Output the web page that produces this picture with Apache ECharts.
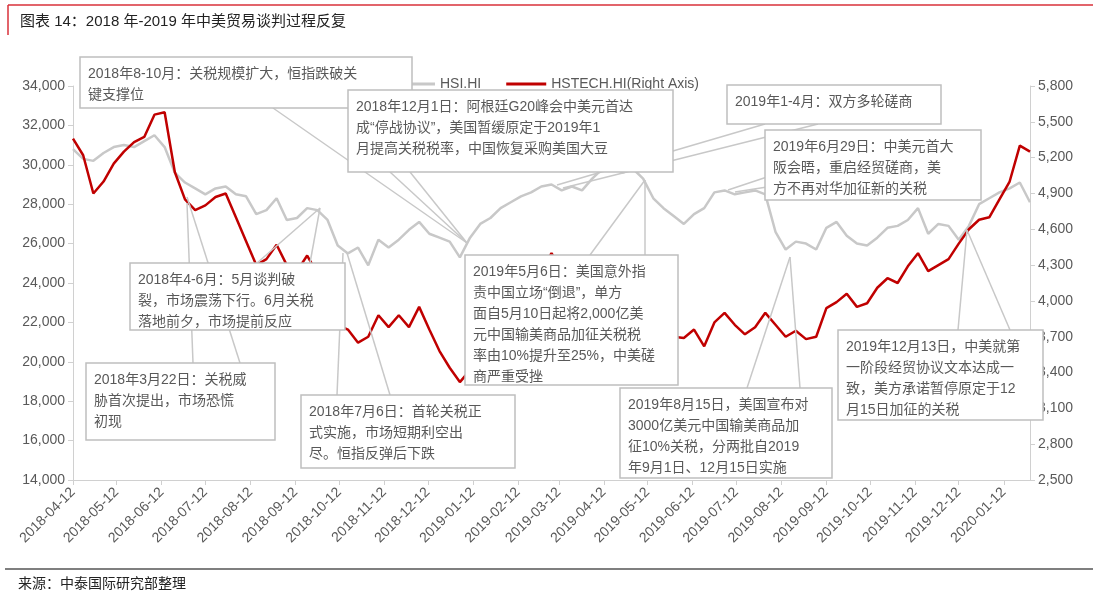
<!DOCTYPE html>
<html><head><meta charset="utf-8">
<script src="https://cdn.jsdelivr.net/npm/echarts@6/dist/echarts.min.js"></script>
<style>html,body{margin:0;padding:0;background:#fff}#c{width:1093px;height:599px}</style>
</head><body><div id="c"></div>
<script>
var startDate = '2018-04-12';
var hsiWeekly = [30800,30300,30200,30600,30900,31000,30900,31200,31500,30900,29600,29100,28800,28500,28800,28900,28500,28400,27500,27700,28300,27200,27300,27800,27700,27200,25900,25500,25800,24900,26200,25800,26200,26700,27100,26500,26300,26100,25300,26300,27000,27300,27800,28100,28400,28600,28900,29000,28700,28900,28700,29300,29800,29900,29600,29800,29300,28300,27800,27400,27000,27500,27800,28600,28700,28500,28600,28700,28500,26600,25700,26100,26000,25700,26800,27100,26400,26000,25900,26300,26800,26900,27200,27800,26500,27000,26900,26200,26900,28000,28300,28600,28800,29100,28100];
var hstechWeekly = [5360,5220,4900,5000,5150,5250,5330,5373,5560,5580,5080,4850,4760,4800,4870,4900,4700,4500,4300,4350,4470,4300,4250,4380,4230,3900,3800,3760,3650,3700,3880,3780,3880,3780,3950,3760,3580,3440,3320,3420,3550,3650,3780,3900,4050,4150,4250,4400,4250,4300,4250,4320,4330,4300,4280,4250,4100,3900,3780,3700,3690,3760,3620,3820,3900,3800,3720,3780,3900,3800,3700,3750,3680,3700,3940,3990,4060,3950,3980,4110,4190,4150,4290,4400,4250,4300,4350,4480,4600,4680,4700,4850,5000,5300,5250];
var leftTicks = {min:14000,max:34000,interval:2000};
var rightTicks = {min:2500,max:5800,interval:300};

function fmt(d){var m=d.getUTCMonth()+1,dd=d.getUTCDate();return d.getUTCFullYear()+'-'+(m<10?'0':'')+m+'-'+(dd<10?'0':'')+dd;}
var dates=[], t0=Date.parse(startDate+'T00:00:00Z'), nDays=(hsiWeekly.length-1)*7+1;
for(var i=0;i<nDays;i++){dates.push(fmt(new Date(t0+i*86400000)));}
var hsi=new Array(nDays).fill(null), hst=new Array(nDays).fill(null);
hsiWeekly.forEach(function(v,k){hsi[k*7]=v;});
hstechWeekly.forEach(function(v,k){hst[k*7]=v;});

var FONT='"Liberation Sans","Noto Sans CJK SC",sans-serif';
var GRAY='#595959';
function box(x,y,w,h,txt){
  return [{type:'rect',z:100,shape:{x:x,y:y,width:w,height:h},style:{fill:'#fff',stroke:'#bfbfbf',lineWidth:1.5}},
          {type:'text',z:101,x:x+8,y:y+7,style:{text:txt,fill:GRAY,font:'14px '+FONT,lineHeight:21}}];
}
function ln(x1,y1,x2,y2){return {type:'line',z:99,shape:{x1:x1,y1:y1,x2:x2,y2:y2},style:{stroke:'#c8c8c8',lineWidth:1.5}};}
var g=[
 {type:'line',shape:{x1:8,y1:5,x2:1093,y2:5},style:{stroke:'#d9303a',lineWidth:1.5}},
 {type:'line',shape:{x1:8,y1:5,x2:8,y2:35},style:{stroke:'#d9303a',lineWidth:1.5}},
 {type:'text',x:20,y:14,style:{text:'图表 14：2018 年-2019 年中美贸易谈判过程反复',fill:'#222',font:'15px '+FONT}},
 {type:'line',shape:{x1:5,y1:569,x2:1093,y2:569},style:{stroke:'#555',lineWidth:1.5}},
 {type:'text',x:18,y:577,style:{text:'来源：中泰国际研究部整理',fill:'#222',font:'14px '+FONT}},
 ln(273,108,467,243), ln(390,172,467,243), ln(410,172,467,243),
 ln(765,124,557,185), ln(818,124,563,188),
 ln(767,177,728,190), ln(767,187,735,192),
 ln(257,263,320,208), ln(310,263,320,208),
 ln(193,363,187,203), ln(240,363,187,197),
 ln(337,395,343,253), ln(390,395,347,253),
 ln(590,255,645,180), ln(645,255,645,180),
 ln(747,388,790,257), ln(800,388,790,257),
 ln(958,330,967,230), ln(1010,330,967,230)
];
g=g.concat(
 box(80,57,332,51,'2018年8-10月：关税规模扩大，恒指跌破关\n键支撑位'),
 box(348,90,325,82,'2018年12月1日：阿根廷G20峰会中美元首达\n成“停战协议”，美国暂缓原定于2019年1\n月提高关税税率，中国恢复采购美国大豆'),
 box(727,85,214,39,'2019年1-4月：双方多轮磋商'),
 box(765,130,216,70,'2019年6月29日：中美元首大\n阪会晤，重启经贸磋商，美\n方不再对华加征新的关税'),
 box(130,263,215,67,'2018年4-6月：5月谈判破\n裂，市场震荡下行。6月关税\n落地前夕，市场提前反应'),
 box(86,363,189,77,'2018年3月22日：关税威\n胁首次提出，市场恐慌\n初现'),
 box(301,395,214,73,'2018年7月6日：首轮关税正\n式实施，市场短期利空出\n尽。恒指反弹后下跌'),
 box(465,255,213,130,'2019年5月6日：美国意外指\n责中国立场“倒退”，单方\n面自5月10日起将2,000亿美\n元中国输美商品加征关税税\n率由10%提升至25%，中美磋\n商严重受挫'),
 box(620,388,212,90,'2019年8月15日，美国宣布对\n3000亿美元中国输美商品加\n征10%关税，分两批自2019\n年9月1日、12月15日实施'),
 box(838,330,205,90,'2019年12月13日，中美就第\n一阶段经贸协议文本达成一\n致，美方承诺暂停原定于12\n月15日加征的关税')
);

var chart=echarts.init(document.getElementById('c'));
var axisLbl={color:GRAY,fontSize:14,fontFamily:FONT,formatter:function(v){return v.toLocaleString('en-US');}};
chart.setOption({
 animation:false,
 grid:{left:73,right:63,top:86,bottom:119,containLabel:false},
 legend:{top:72,left:390,itemWidth:40,itemHeight:3,icon:'rect',itemGap:25,textStyle:{color:GRAY,fontSize:14,fontFamily:FONT},data:['HSI.HI','HSTECH.HI(Right Axis)']},
 xAxis:{type:'category',data:dates,boundaryGap:false,
  axisLine:{lineStyle:{color:'#d0d0d0'}},
  axisTick:{alignWithLabel:true,interval:function(i,v){return v.slice(8)==='12';},lineStyle:{color:'#d0d0d0'}},
  axisLabel:{interval:function(i,v){return v.slice(8)==='12';},rotate:45,color:GRAY,fontSize:14,fontFamily:FONT,margin:10},
  splitLine:{show:false}},
 yAxis:[
  {type:'value',min:leftTicks.min,max:leftTicks.max,interval:leftTicks.interval,axisLine:{show:true,lineStyle:{color:'#d0d0d0'}},axisTick:{show:true,lineStyle:{color:'#d0d0d0'}},splitLine:{show:false},axisLabel:axisLbl},
  {type:'value',min:rightTicks.min,max:rightTicks.max,interval:rightTicks.interval,alignTicks:false,axisLine:{show:true,lineStyle:{color:'#d0d0d0'}},axisTick:{show:true,lineStyle:{color:'#d0d0d0'}},splitLine:{show:false},axisLabel:axisLbl}
 ],
 series:[
  {name:'HSI.HI',type:'line',data:hsi,connectNulls:true,showSymbol:false,lineStyle:{color:'#c8c8c8',width:2.5},itemStyle:{color:'#c8c8c8'},z:2},
  {name:'HSTECH.HI(Right Axis)',type:'line',yAxisIndex:1,data:hst,connectNulls:true,showSymbol:false,lineStyle:{color:'#c00000',width:2.5},itemStyle:{color:'#c00000'},z:3}
 ],
 graphic:g
});
</script></body></html>
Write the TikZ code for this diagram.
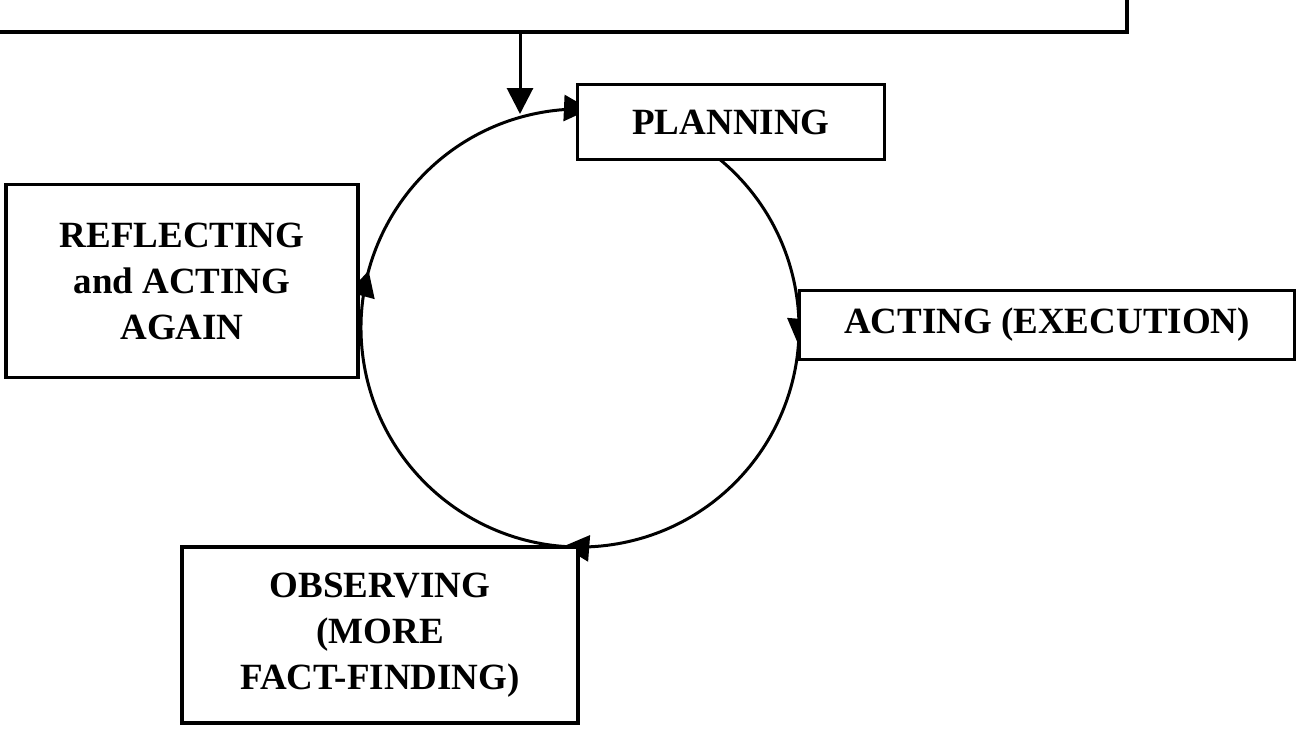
\documentclass[tikz,border=0pt]{standalone}
\usepackage{fontspec}
\setmainfont{Liberation Serif}
\usetikzlibrary{arrows.meta,decorations.markings}
\begin{document}
\begin{tikzpicture}[x=1pt,y=-1pt,
  box/.style={draw,line width=3.5pt,fill=white,align=center,inner sep=0pt,font=\bfseries\fontsize{37}{46}\selectfont},
  tip/.style={-{Triangle[length=26pt,width=26pt]}},
  mk/.style={postaction={decorate},decoration={markings,
     mark=at position 0.035 with {\arrow{Triangle[length=26pt,width=26pt]}},
     mark=at position 0.29 with {\arrow{Triangle[length=26pt,width=26pt]}},
     mark=at position 0.54 with {\arrow{Triangle[length=26pt,width=26pt]}},
     mark=at position 0.82 with {\arrow{Triangle[length=26pt,width=26pt]}}}}]
\useasboundingbox (0,0) rectangle (1306,750);
\coordinate (c) at (580,328);
\draw[line width=3pt,mk] (c) ++(-100:219) arc[start angle=-100,end angle=260,radius=219];
\node[box,minimum width=1150,minimum height=80] (top) at (552,-8) {};
\coordinate (topin) at (520,114);
\draw[line width=3pt,tip] (520,32) -- (topin);
\node[box,minimum width=307,minimum height=75] (plan) at (731,122) {PLANNING};
\node[box,minimum width=495,minimum height=69] (act) at (1047,325) {ACTING (EXECUTION)};
\node[box,minimum width=352,minimum height=193] (refl) at (182,281) {REFLECTING\\and ACTING\\AGAIN};
\node[box,minimum width=396,minimum height=176] (obs) at (380,635) {OBSERVING\\(MORE\\FACT-FINDING)};
\end{tikzpicture}
\end{document}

#### Work instructions:
Go through the data above and find the lines with the word "this". Copy each of those lines.

#### Written answer:
Output the web page that produces this picture with Apache ECharts.
Write the TikZ code for this diagram.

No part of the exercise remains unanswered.